Pierwsi, z tysiąca chętnych posiadających talony uprawniające do odbioru specjalnych wielkanocnych paczek, pojawili się przy ul. Gdańskiej już w niedzielę wieczorem. Żywność miała być wydawana przez dwa tygodnie począwszy od poniedziałkowego poranka. Po ósmej rano wśród zebranych doszło do zaognienia sytuacji, najprawdopodobniej w wyniku pojawienia się w kolejce wcześniej nieobecnych osób. Ktoś wpuścił kogoś w długą kolejkę i się zaczęło. Rozjuszony tłum próbowali uspokoić przybyli na miejsce policjanci. Doszło do pyskówki i przepychanek z policją. Po chwili na miejsce przybyła również straż miejska i inne patrole policji w celu uspokojenia sytuacji. Zagrożono, że jeżeli sytuacja się nie zmieni to paczki przestaną być wydawane. Zebrani zaczęli się uspokajać i po chwili sytuacja wróciła do normy.

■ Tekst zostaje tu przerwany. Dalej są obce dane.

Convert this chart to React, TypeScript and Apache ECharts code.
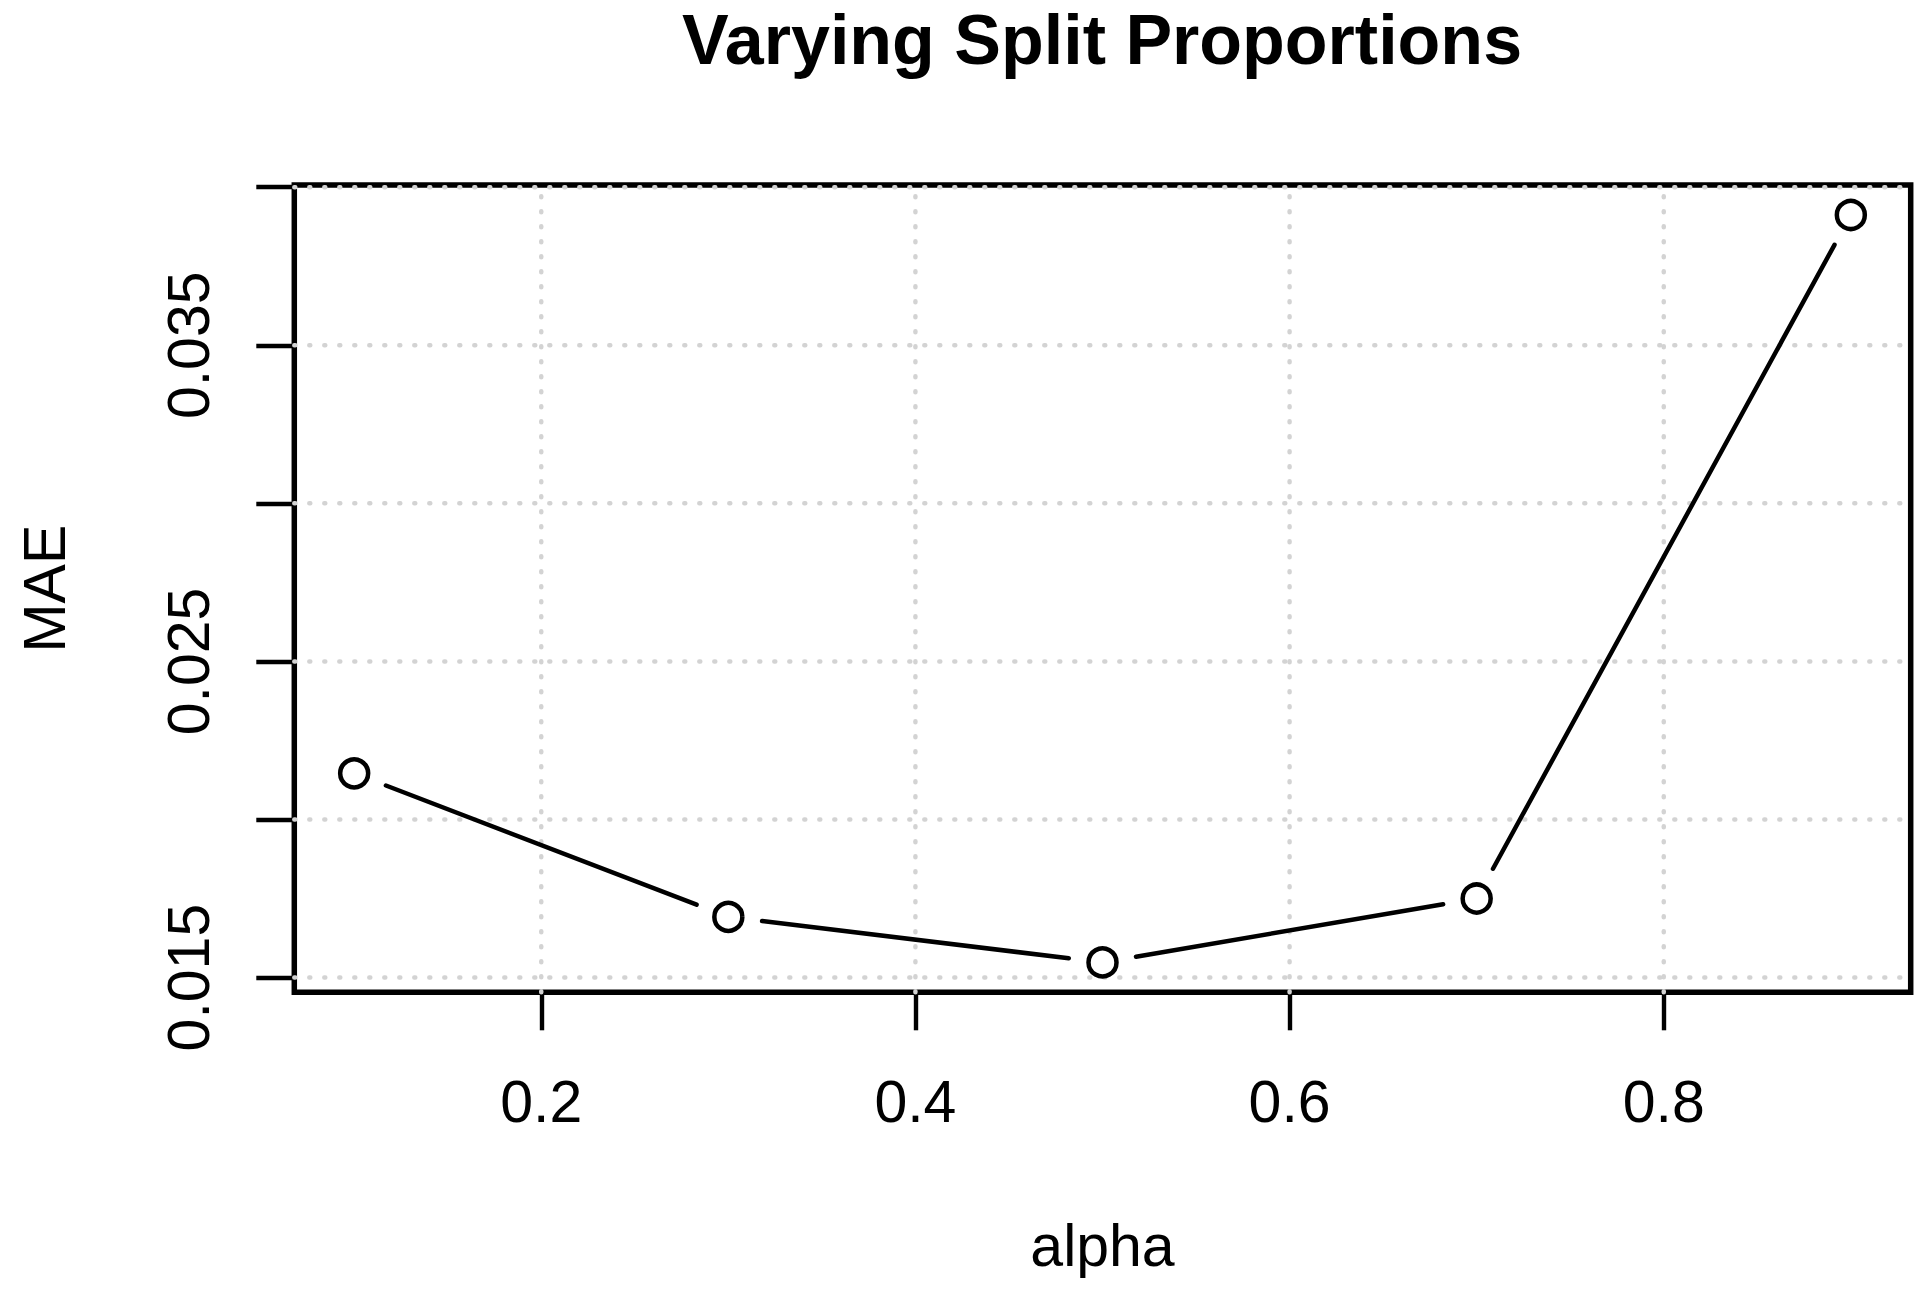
import React, { useEffect, useRef } from "react";
import * as echarts from "echarts";

const alpha = [0.1, 0.3, 0.5, 0.7, 0.9];
const mae = [0.02146, 0.01692, 0.01548, 0.0175, 0.03912];
const xTicks = [0.2, 0.4, 0.6, 0.8];
const yTicks = [0.015, 0.02, 0.025, 0.03, 0.035, 0.04];
const yLabels = [0.015, 0.025, 0.035];
const titleText = "Varying Split Proportions";
const xName = "alpha";
const yName = "MAE";

const FONT = '"Liberation Sans", Arial, Helvetica, sans-serif';
const GAP = 34;

function padRange(vals: number[]): [number, number] {
  const lo = Math.min(...vals);
  const hi = Math.max(...vals);
  const d = (hi - lo) * 0.04;
  return [lo - d, hi + d];
}

export default function App() {
  const ref = useRef<HTMLDivElement>(null);
  useEffect(() => {
    if (!ref.current) return;
    const chart = echarts.init(ref.current, null, { renderer: "svg" });
    const [xMin, xMax] = padRange(alpha);
    const [yMin, yMax] = padRange(mae);
    const pts = alpha.map((a, i) => [a, mae[i]]);
    const segs = alpha.slice(0, -1).map((a, i) => [a, mae[i], alpha[i + 1], mae[i + 1]]);
    const gridStyle = {
      stroke: "#d3d3d3",
      lineWidth: 4.5,
      lineDash: [1, 14],
      lineCap: "round",
    };
    chart.setOption({
      animation: false,
      backgroundColor: "#fff",
      title: {
        text: titleText,
        left: 1097,
        textAlign: "center",
        top: 0,
        textStyle: { fontSize: 70, fontWeight: "bold", color: "#000", fontFamily: FONT },
      },
      grid: {
        left: 294.3,
        top: 185.1,
        width: 1616.4,
        height: 807.2,
        show: true,
        borderColor: "#000",
        borderWidth: 5.5,
        backgroundColor: "transparent",
      },
      xAxis: {
        type: "value",
        min: xMin,
        max: xMax,
        name: xName,
        nameLocation: "middle",
        nameGap: 224,
        nameTextStyle: { fontSize: 59, color: "#000", fontFamily: FONT },
        axisLine: { show: false },
        splitLine: { show: false },
        axisTick: {
          show: true,
          customValues: xTicks,
          length: 38,
          lineStyle: { color: "#000", width: 4.4 },
        },
        axisLabel: {
          customValues: xTicks,
          margin: 80,
          fontSize: 59,
          color: "#000",
          fontFamily: FONT,
          formatter: (v: number) => v.toFixed(1),
        },
      },
      yAxis: {
        type: "value",
        min: yMin,
        max: yMax,
        name: yName,
        nameLocation: "middle",
        nameGap: 220,
        nameRotate: 90,
        nameTextStyle: { fontSize: 59, color: "#000", fontFamily: FONT },
        axisLine: { show: false },
        splitLine: { show: false },
        axisTick: {
          show: true,
          customValues: yTicks,
          length: 38,
          lineStyle: { color: "#000", width: 4.4 },
        },
        axisLabel: {
          customValues: yLabels,
          rotate: 90,
          margin: 76,
          fontSize: 59,
          color: "#000",
          fontFamily: FONT,
          formatter: (v: number) => v.toFixed(3),
        },
      },
      series: [
        {
          type: "custom",
          z: 1,
          silent: true,
          data: xTicks.map((v) => [v, yMin]),
          encode: { x: 0, y: 1 },
          renderItem: (params: any, api: any) => {
            const cs = params.coordSys;
            const x = api.coord([api.value(0), yMin])[0];
            return {
              type: "line",
              shape: { x1: x, y1: cs.y + cs.height, x2: x, y2: cs.y },
              style: gridStyle,
            };
          },
        },
        {
          type: "custom",
          z: 1,
          silent: true,
          data: yTicks.map((v) => [xMin, v]),
          encode: { x: 0, y: 1 },
          renderItem: (params: any, api: any) => {
            const cs = params.coordSys;
            const y = api.coord([xMin, api.value(1)])[1];
            return {
              type: "line",
              shape: { x1: cs.x, y1: y, x2: cs.x + cs.width, y2: y },
              style: gridStyle,
            };
          },
        },
        {
          type: "custom",
          z: 2,
          silent: true,
          data: segs,
          encode: { x: [0, 2], y: [1, 3] },
          renderItem: (params: any, api: any) => {
            const p0 = api.coord([api.value(0), api.value(1)]);
            const p1 = api.coord([api.value(2), api.value(3)]);
            const dx = p1[0] - p0[0];
            const dy = p1[1] - p0[1];
            const len = Math.hypot(dx, dy);
            const ux = dx / len;
            const uy = dy / len;
            return {
              type: "line",
              shape: {
                x1: p0[0] + ux * GAP,
                y1: p0[1] + uy * GAP,
                x2: p1[0] - ux * GAP,
                y2: p1[1] - uy * GAP,
              },
              style: { stroke: "#000", lineWidth: 4.5, lineCap: "round" },
            };
          },
        },
        {
          type: "scatter",
          z: 3,
          data: pts,
          symbol: "circle",
          symbolSize: 28,
          itemStyle: { color: "transparent", borderColor: "#000", borderWidth: 4.5, opacity: 1 },
          silent: true,
        },
      ],
    });
    return () => chart.dispose();
  }, []);
  return (
    <div
      ref={ref}
      style={{ position: "absolute", left: 0, top: 0, width: 1929, height: 1293, background: "#fff" }}
    />
  );
}
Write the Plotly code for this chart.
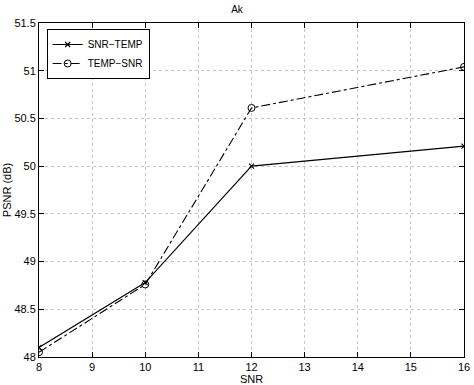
import plotly.graph_objects as go

snr = [8, 10, 12, 16]
snr_temp = [48.1, 48.78, 50.0, 50.21]
temp_snr = [48.05, 48.76, 50.61, 51.04]

x_ticks = [8, 9, 10, 11, 12, 13, 14, 15, 16]
y_ticks = [48, 48.5, 49, 49.5, 50, 50.5, 51, 51.5]

FONT = "Liberation Sans, Arial"

fig = go.Figure()
fig.add_trace(go.Scatter(
    x=snr, y=snr_temp, name="SNR\u2212TEMP", mode="lines+markers",
    line=dict(color="black", width=1.1, dash="solid"),
    marker=dict(symbol="x-thin", size=5, color="black", line=dict(width=1.1, color="black")),
))
fig.add_trace(go.Scatter(
    x=snr, y=temp_snr, name="TEMP\u2212SNR", mode="lines+markers",
    line=dict(color="black", width=1.1, dash="dashdot"),
    marker=dict(symbol="circle-open", size=7, color="black", line=dict(width=1, color="black")),
))

axis_common = dict(
    showline=True, linecolor="black", linewidth=1, mirror="ticks",
    ticks="inside", ticklen=5, tickcolor="black",
    showgrid=True, gridcolor="#c4c4c4", griddash="dot", gridwidth=1,
    zeroline=False, automargin=False,
    tickfont=dict(family=FONT, size=11, color="black"),
)

fig.update_layout(
    width=474, height=385,
    margin=dict(l=39, r=10, t=23, b=28, pad=0),
    paper_bgcolor="white", plot_bgcolor="white",
    title=dict(text="Ak", x=0.5, xanchor="center", y=0.985, yanchor="top",
               font=dict(family=FONT, size=10, color="black")),
    xaxis=dict(range=[8, 16], tickvals=x_ticks, ticktext=[str(v) for v in x_ticks],
               title=dict(text="SNR", standoff=0, font=dict(family=FONT, size=11, color="black")),
               **axis_common),
    yaxis=dict(range=[48, 51.5], tickvals=y_ticks, ticktext=[("%g" % v) for v in y_ticks],
               title=dict(text="PSNR (dB)", standoff=0, font=dict(family=FONT, size=11, color="black")),
               **axis_common),
    legend=dict(x=0.018, y=0.982, xanchor="left", yanchor="top",
                bgcolor="white", bordercolor="black", borderwidth=1,
                font=dict(family=FONT, size=10, color="black"),
                tracegroupgap=0, itemwidth=30),
    showlegend=True,
)

fig.write_html("out.html", config={"displayModeBar": False},
               post_script="document.body.style.margin='0';")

- Jest to źle zorganizowane, powinniśmy być podzieleni na wydawanie paczek przez cały tydzień, a nie tak jak to jest teraz. Wszyscy chcą jak najszybciej odebrać, wiadomo. Caritas powinien podzielić powiedzmy 30 osób jednego dnia otrzymuje paczki i problemu by nie było. - powiedział zdenerwowany mieszkaniec.
Nigdy wcześniej nie dochodziło do podobnych zdarzeń. Dyrektor włocławskiego Caritasu, ks. Marek Sobociński przyznał, że sytuacja przerosła organizatorów, gdyż nie spodziewali się oni tylu chętnych już pierwszego dnia. Po dzisiejszym zdarzeniu prawdopodobnie zmieniony zostanie system wydawania paczek, mają być wydawane według kolejności alfabetycznej.